Are we all mercenaries?

I just saw a portion of an old Audie Murphy movie on cable television. Despite the fact that I came upon it rather late, I stuck to it till the end. To me, the plot of Murphy’s pictures had been one of incessant though predictable action. Cowboy Audie was a quick draw and a dead shot with his six-shooter, even if shooting from the hips. However, they had some saving factor. Viewing them was like having a glimpse of some social issues.

Curiously, only few days earlier, I replayed the film of Rod Taylor and Jim Brown. I used the word “curiously” because I realized that time had its own way of stringing up otherwise broken segments of social behavior into solid lessons in sociology. Take, for example, the settings of both films. They were diverse in time and in place. The Murphy film was about the old American west. During the early years of federal America, their sheriffs needed the help of bounty hunters to catch criminals. The Taylor/Brown movie, on the other hand, focused on a saga of a fledgling African state taking place after the second world war where soldiers for hire, dubbed mercenaries were engaged.

Their difference notwithstanding, the two films had some commonality. Their plots involved money. Monetary reward was offered so that an undermanned and maybe, an inefficient sheriff’s office could apprehend felons. In the case of mercenaries, money was given to men who would fight the fight of the army.

Yesterday, there was news that carried the trappings of a Murphy/Taylor/Brown starrer only this time it was for sickeningly real. According to the news, the police might offer reward to catch a person suspected of having recently shot a policeman in our neighboring city of Talisay. The police would ask the non-police to do a police act!

That news was quite difficult to understand.
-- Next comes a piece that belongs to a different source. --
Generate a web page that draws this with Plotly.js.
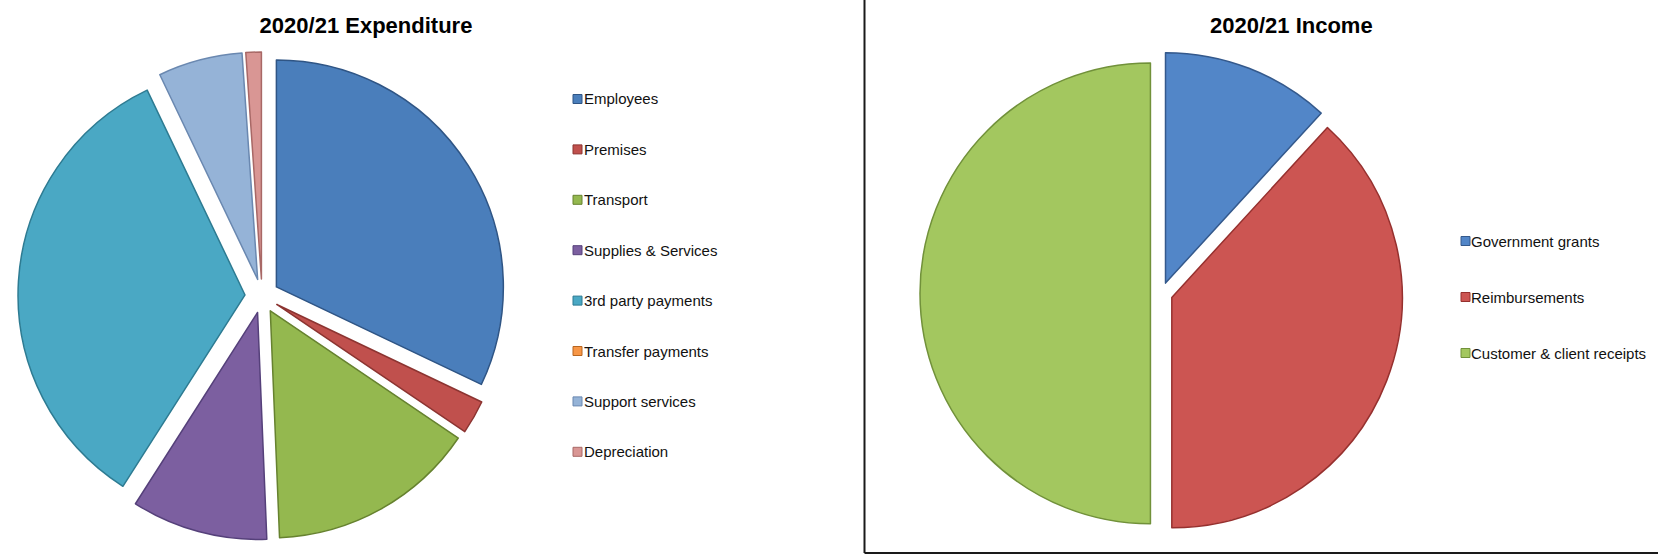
<!DOCTYPE html>
<html>
<head>
<meta charset="utf-8">
<script src="https://cdn.plot.ly/plotly-3.0.1.min.js"></script>
<style>
  html, body { margin: 0; padding: 0; background: #ffffff; }
  #chart { width: 1658px; height: 555px; }
</style>
</head>
<body>
<div id="chart"></div>
<script>
// ---------- data ----------
const expTitle = "2020/21 Expenditure";
const expLabels = ["Employees", "Premises", "Transport", "Supplies & Services",
                   "3rd party payments", "Transfer payments", "Support services", "Depreciation"];
const expValues = [32.1, 2.4, 14.9, 9.7, 33.9, 0, 6.0, 1.1];
const expColors = ["#4a7ebb", "#c0504d", "#94b84f", "#7c5fa0",
                   "#4aa8c4", "#f79646", "#95b3d7", "#d99694"];
const expEdge   = ["#2f5585", "#8c3431", "#66822f", "#55407a",
                   "#2d7b92", "#b8651f", "#6a88b0", "#a86866"];

const incTitle = "2020/21 Income";
const incLabels = ["Government grants", "Reimbursements", "Customer & client receipts"];
const incValues = [11.8, 38.2, 50.0];
const incColors = ["#5286c8", "#cc5552", "#a3c75f"];
const incEdge   = ["#34598c", "#96302e", "#71913a"];

// ---------- layout helpers ----------
const W = 1658, H = 555;
const px = x => x / W;
const py = y => 1 - y / H;

const expPull = 0.075, incPull = 0.048;
const edgeWidths = vals => vals.map(v => (v > 0 ? 1.5 : 0));

const traces = [
  {
    type: "pie",
    labels: expLabels,
    values: expValues,
    sort: false,
    direction: "clockwise",
    rotation: 0,
    pull: expValues.map(() => expPull),
    marker: { colors: expColors, line: { color: expEdge, width: edgeWidths(expValues) } },
    textinfo: "none",
    hoverinfo: "label+percent",
    showlegend: false,
    domain: { x: [px(262 - 244), px(262 + 244)], y: [py(296 + 244), py(296 - 244)] }
  },
  {
    type: "pie",
    labels: incLabels,
    values: incValues,
    sort: false,
    direction: "clockwise",
    rotation: 0,
    pull: incValues.map(() => incPull),
    marker: { colors: incColors, line: { color: incEdge, width: edgeWidths(incValues) } },
    textinfo: "none",
    hoverinfo: "label+percent",
    showlegend: false,
    domain: { x: [px(1161.5 - 241.5), px(1161.5 + 241.5)], y: [py(293.4 + 241.5), py(293.4 - 241.5)] }
  }
];

const legendFont = { family: "Liberation Sans, Arial, sans-serif", size: 15, color: "#111111" };
const annotations = [];
const shapes = [];

function addLegend(labels, colors, edges, sqX, textX, y0, step) {
  labels.forEach((lab, i) => {
    const yc = y0 + i * step;
    shapes.push({
      type: "rect", xref: "paper", yref: "paper",
      x0: px(sqX), x1: px(sqX + 9), y0: py(yc + 4.5), y1: py(yc - 4.5),
      fillcolor: colors[i], line: { color: edges[i], width: 1 }
    });
    annotations.push({
      xref: "paper", yref: "paper", x: px(textX), y: py(yc),
      xanchor: "left", yanchor: "middle", showarrow: false,
      text: lab, font: legendFont, borderpad: 0
    });
  });
}
addLegend(expLabels, expColors, expEdge, 573, 583, 99, 50.4);
addLegend(incLabels, incColors, incEdge, 1461, 1470, 241, 56);

annotations.push({
  xref: "paper", yref: "paper", x: px(1291), y: py(25.5),
  xanchor: "center", yanchor: "middle", showarrow: false,
  text: "<b>" + incTitle + "</b>",
  font: { family: "Liberation Sans, Arial, sans-serif", size: 22, color: "#000000" }
});

// border of the income panel (left and bottom edges visible)
shapes.push({ type: "line", xref: "paper", yref: "paper",
  x0: px(864.5), x1: px(864.5), y0: py(553), y1: 1, line: { color: "#1a1a1a", width: 2 } });
shapes.push({ type: "line", xref: "paper", yref: "paper",
  x0: px(864.5), x1: 1, y0: py(553), y1: py(553), line: { color: "#1a1a1a", width: 2 } });

const layout = {
  width: W, height: H,
  margin: { l: 0, r: 0, t: 0, b: 0 },
  paper_bgcolor: "#ffffff",
  plot_bgcolor: "#ffffff",
  showlegend: false,
  title: {
    text: "<b>" + expTitle + "</b>",
    x: px(366), xanchor: "center", xref: "paper",
    y: py(25.5), yanchor: "middle", yref: "container",
    font: { family: "Liberation Sans, Arial, sans-serif", size: 22, color: "#000000" }
  },
  annotations: annotations,
  shapes: shapes
};

Plotly.newPlot("chart", traces, layout, { displayModeBar: false, staticPlot: false });
</script>
</body>
</html>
The police claimed to have the identity of the alleged criminal. In fact they announced that they already retrieved the firearm belonging to the victim which was taken by the supposed culprit. To the ordinary, it meant that the police tracked this denizen. Yet, they could not apprehend the guy without bribing individuals to share information. 
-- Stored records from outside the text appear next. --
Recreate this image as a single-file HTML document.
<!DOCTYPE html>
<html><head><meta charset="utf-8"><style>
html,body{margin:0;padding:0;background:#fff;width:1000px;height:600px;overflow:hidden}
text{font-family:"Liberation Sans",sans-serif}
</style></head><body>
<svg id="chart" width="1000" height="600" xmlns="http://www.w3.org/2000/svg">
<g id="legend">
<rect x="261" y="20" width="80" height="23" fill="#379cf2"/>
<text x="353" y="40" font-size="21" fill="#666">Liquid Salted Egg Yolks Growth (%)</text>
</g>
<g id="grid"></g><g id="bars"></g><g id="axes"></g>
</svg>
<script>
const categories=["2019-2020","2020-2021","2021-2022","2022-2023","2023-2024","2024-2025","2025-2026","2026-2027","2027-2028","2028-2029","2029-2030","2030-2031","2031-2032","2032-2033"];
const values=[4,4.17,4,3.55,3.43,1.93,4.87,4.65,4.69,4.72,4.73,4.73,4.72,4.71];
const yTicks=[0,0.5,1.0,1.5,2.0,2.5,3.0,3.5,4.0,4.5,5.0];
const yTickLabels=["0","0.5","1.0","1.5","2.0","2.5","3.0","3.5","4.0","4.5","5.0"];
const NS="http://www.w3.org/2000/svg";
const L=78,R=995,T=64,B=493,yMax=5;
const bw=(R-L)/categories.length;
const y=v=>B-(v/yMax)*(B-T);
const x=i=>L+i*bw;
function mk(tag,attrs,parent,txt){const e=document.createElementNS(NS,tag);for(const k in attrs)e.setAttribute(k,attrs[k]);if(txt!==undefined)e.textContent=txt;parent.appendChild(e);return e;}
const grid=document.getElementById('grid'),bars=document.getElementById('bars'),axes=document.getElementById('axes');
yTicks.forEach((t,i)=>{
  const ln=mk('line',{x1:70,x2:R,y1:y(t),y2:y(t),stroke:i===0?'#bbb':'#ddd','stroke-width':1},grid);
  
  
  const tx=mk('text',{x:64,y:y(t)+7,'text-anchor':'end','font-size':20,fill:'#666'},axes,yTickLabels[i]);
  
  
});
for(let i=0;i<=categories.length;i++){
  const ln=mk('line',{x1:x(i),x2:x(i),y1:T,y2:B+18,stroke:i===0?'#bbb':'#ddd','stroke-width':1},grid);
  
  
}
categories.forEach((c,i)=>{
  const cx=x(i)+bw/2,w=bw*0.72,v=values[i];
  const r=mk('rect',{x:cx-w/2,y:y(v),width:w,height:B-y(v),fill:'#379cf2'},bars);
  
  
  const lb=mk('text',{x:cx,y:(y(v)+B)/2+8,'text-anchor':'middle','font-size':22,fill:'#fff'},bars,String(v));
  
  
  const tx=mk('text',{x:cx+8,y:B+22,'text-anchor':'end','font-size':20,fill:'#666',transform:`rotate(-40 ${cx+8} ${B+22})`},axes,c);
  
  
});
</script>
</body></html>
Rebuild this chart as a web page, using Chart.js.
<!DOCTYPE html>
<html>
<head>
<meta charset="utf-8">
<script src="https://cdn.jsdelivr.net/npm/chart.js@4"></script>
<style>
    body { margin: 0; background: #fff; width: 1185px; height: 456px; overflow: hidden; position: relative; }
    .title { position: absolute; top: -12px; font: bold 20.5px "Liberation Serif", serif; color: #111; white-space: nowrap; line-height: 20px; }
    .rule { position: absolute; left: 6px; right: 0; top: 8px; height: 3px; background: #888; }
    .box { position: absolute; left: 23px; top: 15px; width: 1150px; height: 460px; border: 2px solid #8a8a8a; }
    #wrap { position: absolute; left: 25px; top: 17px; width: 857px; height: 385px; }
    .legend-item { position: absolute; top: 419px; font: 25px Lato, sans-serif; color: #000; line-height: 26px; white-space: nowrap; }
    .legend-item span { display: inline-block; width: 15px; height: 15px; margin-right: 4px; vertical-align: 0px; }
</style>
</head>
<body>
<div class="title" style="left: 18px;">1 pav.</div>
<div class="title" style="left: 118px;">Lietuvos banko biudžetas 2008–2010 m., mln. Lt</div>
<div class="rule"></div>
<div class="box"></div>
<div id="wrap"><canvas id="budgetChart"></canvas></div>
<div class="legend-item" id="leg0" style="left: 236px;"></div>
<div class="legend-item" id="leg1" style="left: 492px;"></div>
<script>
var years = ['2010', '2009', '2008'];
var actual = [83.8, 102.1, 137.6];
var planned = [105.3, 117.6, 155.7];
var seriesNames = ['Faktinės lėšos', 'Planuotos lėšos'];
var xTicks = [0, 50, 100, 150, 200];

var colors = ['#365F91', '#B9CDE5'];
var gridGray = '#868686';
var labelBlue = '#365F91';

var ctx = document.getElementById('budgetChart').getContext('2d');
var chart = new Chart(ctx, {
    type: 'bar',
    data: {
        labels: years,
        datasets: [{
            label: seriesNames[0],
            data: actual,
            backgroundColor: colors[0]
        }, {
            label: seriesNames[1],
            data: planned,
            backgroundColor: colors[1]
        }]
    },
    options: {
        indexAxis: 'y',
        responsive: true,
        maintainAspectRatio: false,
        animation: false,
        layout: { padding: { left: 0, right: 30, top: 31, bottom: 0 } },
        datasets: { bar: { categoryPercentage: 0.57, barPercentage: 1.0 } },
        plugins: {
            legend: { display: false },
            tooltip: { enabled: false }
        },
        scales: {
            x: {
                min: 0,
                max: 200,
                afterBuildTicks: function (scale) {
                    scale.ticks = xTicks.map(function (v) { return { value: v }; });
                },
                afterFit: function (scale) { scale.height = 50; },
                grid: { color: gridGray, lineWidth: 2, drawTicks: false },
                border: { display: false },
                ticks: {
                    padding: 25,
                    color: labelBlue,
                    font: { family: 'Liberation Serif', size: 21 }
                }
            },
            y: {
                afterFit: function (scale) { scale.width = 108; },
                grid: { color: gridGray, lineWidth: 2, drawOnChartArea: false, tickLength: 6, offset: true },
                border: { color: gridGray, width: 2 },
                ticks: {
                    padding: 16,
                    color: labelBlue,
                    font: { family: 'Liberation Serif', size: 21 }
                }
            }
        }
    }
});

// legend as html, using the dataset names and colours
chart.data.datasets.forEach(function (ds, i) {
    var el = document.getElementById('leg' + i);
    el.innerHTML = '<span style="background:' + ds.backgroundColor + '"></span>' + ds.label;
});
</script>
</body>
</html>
Anyway, the announcement of reward for anybody who could help in the arrest of a suspect, was not the first time in crime situations. We observed many times in the past that when we had problems of peace and order, especially when the victims were high profile personalities, we were quick to dangle monetary rewards for civilians in exchange of their supposedly helpful bits and pieces of information. Sadly, that recent act was not novel and its repetition had already long demolished our better appreciation of its implications.

It is about time we give it a second thought. Our authorities, by touching on the mercenary mentality of the citizenry, impliedly admit to the failure of their administration. What we had in that Talisay City incident was worse. The police forces had, in effect, given up the ghost of a chance to be able to apprehend a criminal who fell one of their own.

In our society, our leaders (and the police) think that we are all mercenaries. In their appraisal of our culture, we can all be bribed and our efforts only for hire. That we have become materialistic, that we have lost our sense of civic-mindedness. That we can no longer do any patriotic act like helping promote our peace unless handsomely paid to do so.

Perhaps, there are some in our midst who possess this diabolical and skewed mental frame. It does not mean though that our leadership should promote, even encourage, this. Certainly, something can be done to right this warped perception. Our authorities should acknowledge that policies have to be written and, better still faithfully implemented that achieving justice for some criminal victim is not dependent on the availability of reward money. Question, is this impossible to achieve?